Sekitar tahun 1905, Tangsi Blang Pidie diserang oleh pasukan Teuku Ben Mahmud dengan kekuatan sekitar 200 orang yang bersenjatakan senjata api melakukan penyerbuan ke dalam Tangsi Belanda. Dalam Penyerbuan itu, pasukan Teuku Ben Mahmud menderita kerugian dengan gugurnya 47 orang pasukan. Penyerangan sebelumnya dilakukan pada tanggal 7 April 1901 dengan kekuatan sekitar 500 orang pasukan, sehingga membuat kucar-kacir pasukan Belanda di bwah pimpinan Letnan Helb.
Strategi penyandraan ternyata dilakukan juga oleh Belanda terhadap Teuku Ben Mahmud.
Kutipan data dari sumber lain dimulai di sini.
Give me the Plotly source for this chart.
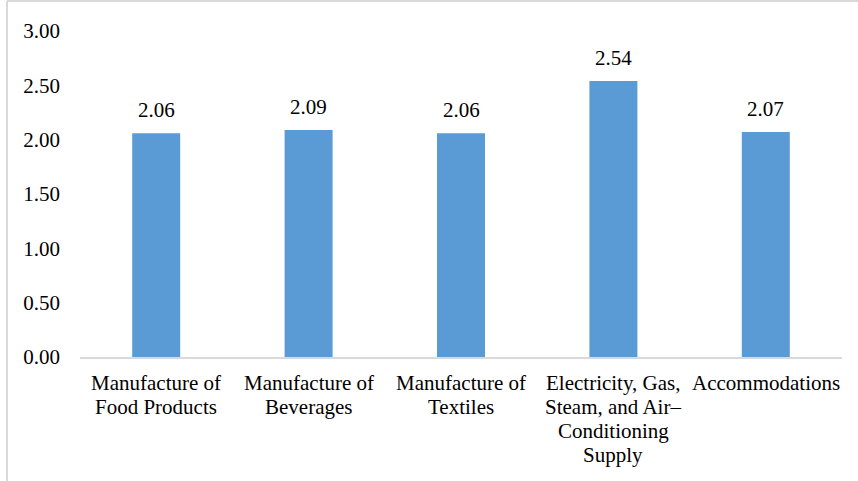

Pada tahun 1908, Kapten W.B.J.A. Scheepens, seorang ahli tentang sejarah dan budaya Aceh dan sangat mahir berbahasa Aceh, berusaha membujuk Teuku Ben Mahmud supaya mau turun gunung dan bekerjasama dengan Belanda. Usaha itu berhasil, sehingga Teuku Ben Mahmud dengan pasukannya sekitar 160 orang turun dari gunung, namun dengan persyaratan yang diajukan oleh Teuku Ben Mahmud bahwa orang-orang yang sudah dibuang ke luar daerah supaya dikembalikan lagi. Walaupun Teuku Ben Mahmud sudah turun gunung, namun tetap diawasi oleh Belanda, dan Belanda menyuruh mengendalikan Zelfbestuurder Blang Pidie, namun ia tidak mengiginkannya lagi, sehingga diserahkan kepada puteranya, Teuku Banta Sulaiman. Dengan demikian berakhirlah masa perjuangan Teuku Ben Mahmud melawan Belanda yang telah berlangsung sekitar 35 tahun (1873-1908).
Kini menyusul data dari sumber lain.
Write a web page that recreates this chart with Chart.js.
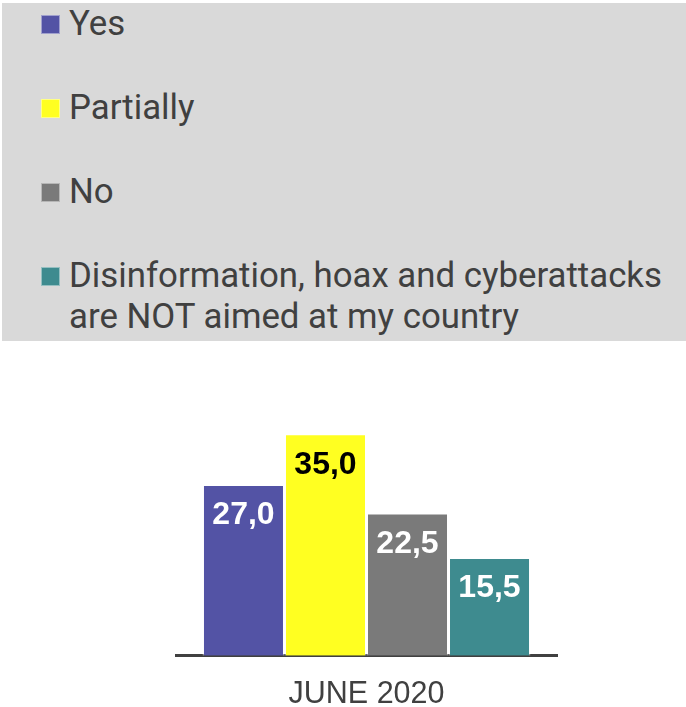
<!DOCTYPE html>
<html>
<head>
<meta charset="utf-8">
<script src="https://cdn.jsdelivr.net/npm/chart.js@4.4.1/dist/chart.umd.min.js"></script>
<style>
  html, body { margin: 0; padding: 0; background: #ffffff; }
  #wrap { position: relative; width: 686px; height: 707px; overflow: hidden; }
  #chart { position: absolute; left: 0; top: 0; }
  #legend {
    position: absolute; left: 2px; top: 3px; width: 684px; height: 338px;
    background: #d9d9d9; z-index: 2;
  }
  #legend ul { list-style: none; margin: 0; padding: 0; }
  #legend li {
    position: relative; padding-left: 67px; margin-bottom: 43px;
    font-family: Roboto, "Liberation Sans", sans-serif; font-size: 34.8px;
    line-height: 41px; color: #404040;
  }
  #legend .box {
    position: absolute; left: 39px; top: 12px; width: 17px; height: 17px;
    border: 1.5px solid rgba(255,255,255,0.45);
  }
  #legend .txt { display: inline-block; width: 610px; }
</style>
</head>
<body>
<div id="wrap">
  <div id="legend"></div>
  <canvas id="chart" width="686" height="734"></canvas>
</div>
<script>
// Survey answers, June 2020 (percent of respondents)
const categories = ['JUNE 2020'];
const seriesNames = [
  'Yes',
  'Partially',
  'No',
  'Disinformation, hoax and cyberattacks are NOT aimed at my country'
];
const yesValues = [27.0];
const partiallyValues = [35.0];
const noValues = [22.5];
const notAimedValues = [15.5];
const seriesColors = ['#5353a5', '#ffff21', '#7a7a7a', '#3e8b8f'];
const labelColors = ['#ffffff', '#000000', '#ffffff', '#ffffff'];

const seriesValues = [yesValues, partiallyValues, noValues, notAimedValues];

// Value labels drawn inside each bar, just under its top edge
const barValueLabels = {
  id: 'barValueLabels',
  afterDatasetsDraw(chart) {
    const ctx = chart.ctx;
    ctx.save();
    ctx.font = 'bold 32px "Liberation Sans", Arial, sans-serif';
    ctx.textAlign = 'center';
    ctx.textBaseline = 'middle';
    chart.data.datasets.forEach((ds, di) => {
      const meta = chart.getDatasetMeta(di);
      meta.data.forEach((bar, i) => {
        const v = ds.data[i];
        ctx.fillStyle = labelColors[di];
        ctx.fillText(v.toFixed(1).replace('.', ','), bar.x, bar.y + 31);
      });
    });
    ctx.restore();
  }
};

// Vertical HTML legend built from the chart's datasets
const htmlLegend = {
  id: 'htmlLegend',
  afterUpdate(chart) {
    const host = document.getElementById('legend');
    host.innerHTML = '';
    const ul = document.createElement('ul');
    chart.data.datasets.forEach((ds) => {
      const li = document.createElement('li');
      const box = document.createElement('span');
      box.className = 'box';
      box.style.background = ds.backgroundColor;
      const txt = document.createElement('span');
      txt.className = 'txt';
      txt.textContent = ds.label;
      li.appendChild(box);
      li.appendChild(txt);
      ul.appendChild(li);
    });
    host.appendChild(ul);
  }
};

new Chart(document.getElementById('chart'), {
  type: 'bar',
  data: {
    labels: categories,
    datasets: seriesNames.map((name, i) => ({
      label: name,
      data: seriesValues[i],
      backgroundColor: seriesColors[i],
      borderColor: 'rgba(255,255,255,0.45)',
      borderWidth: 1.5
    }))
  },
  options: {
    responsive: false,
    animation: false,
    layout: { padding: { left: 176, right: 129, top: 402, bottom: 0 } },
    categoryPercentage: 0.861,
    barPercentage: 1,
    plugins: {
      legend: { display: false },
      tooltip: { enabled: false }
    },
    scales: {
      x: {
        grid: { display: false, drawTicks: false },
        border: { display: true, color: '#404040', width: 3 },
        ticks: {
          color: '#404040',
          padding: 21.6,
          font: { family: '"Liberation Sans", Arial, sans-serif', size: 30.5, lineHeight: 1.15 }
        }
      },
      y: {
        display: false,
        min: 0,
        max: 40
      }
    }
  },
  plugins: [barValueLabels, htmlLegend]
});
</script>
</body>
</html>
Sifat Teuku Ben Mahmud yang sangat membenci terhadap penjajahan Belanda, sehingga walaupun ia sudah bekerjasama dengan Belanda, tetapi secara diam-diam tetap memberi semangat untuk melakukan perlawanan terhadap Belanda. Hal itu dilakukan dengan mendidik kader-kader muslimin di Mesjid Blang Pidie. Belanda rupanya memantau kegiatan tersebut dan menganggap sangat membahayakan, apalagi diketahui bahwa Teuku Ben Mahmud kemudian telah menyuruh membunuh seorang mata-mata Belanda. Belanda pun menangkap Teuku Ben Mahmud, lalu beliau dan beberapa pengikutnya diasingkan ke Ambon pada tahun 1911.
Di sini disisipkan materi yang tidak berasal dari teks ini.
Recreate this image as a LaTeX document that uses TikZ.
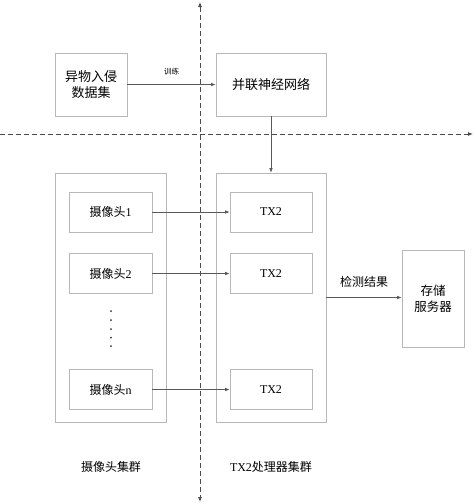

Setelah ia diasingkan, hulubalang negeri Blang Pidie dipegang oleh putranya, Teuku Banta Sulaiman. Dia pun dicurigai oleh Belanda dan akhirnya diasingkan ke Aceh Timur pada tahun 1919 dan terakhir dipindahkan ke Kutaraja hingga masuknya Jepang ke Aceh, ia dapat pulang kembali ke kampung. Kemudian digantikan oleh adiknya, Teuku Rayeuk, karena Teuku Sabi masih kecil. Baru pada tahun 1936 hulubalang dijabat oleh Teuku Sabi.
Setelah Teuku Ben Mahmud diasingkan suasana perlawanan mengalami masa reda untuk sementara. Namun permusuhan terhadap penjajah Belanda belumlah hapus sama sekali. Hal tersebut tentulah bersumber kepada berbagai kebijakan yang dibebankan oleh Belanda melalui para hulubalang kepada negeri (zelfbesturder), seperti berbagai bentuk pajak (belasting) dan rodi kepada rakyat. Di lain pihak ideologi syahid tetap menggelora di dalam hati sanubari rakyat.



Daftar Pustaka

Gedenkboek van Het Korps Marechaussee van Atjeh en Onderhoorigheden 1890 tot 1940

A. Doup, “Beknopt Overzicht van de Krijgsgeschiedenis van Tapa’ Toean en de Zuidelijke Atjehsche Landschappen”, Korps Marechaussee Atjeh, April, 2, 1890-1940.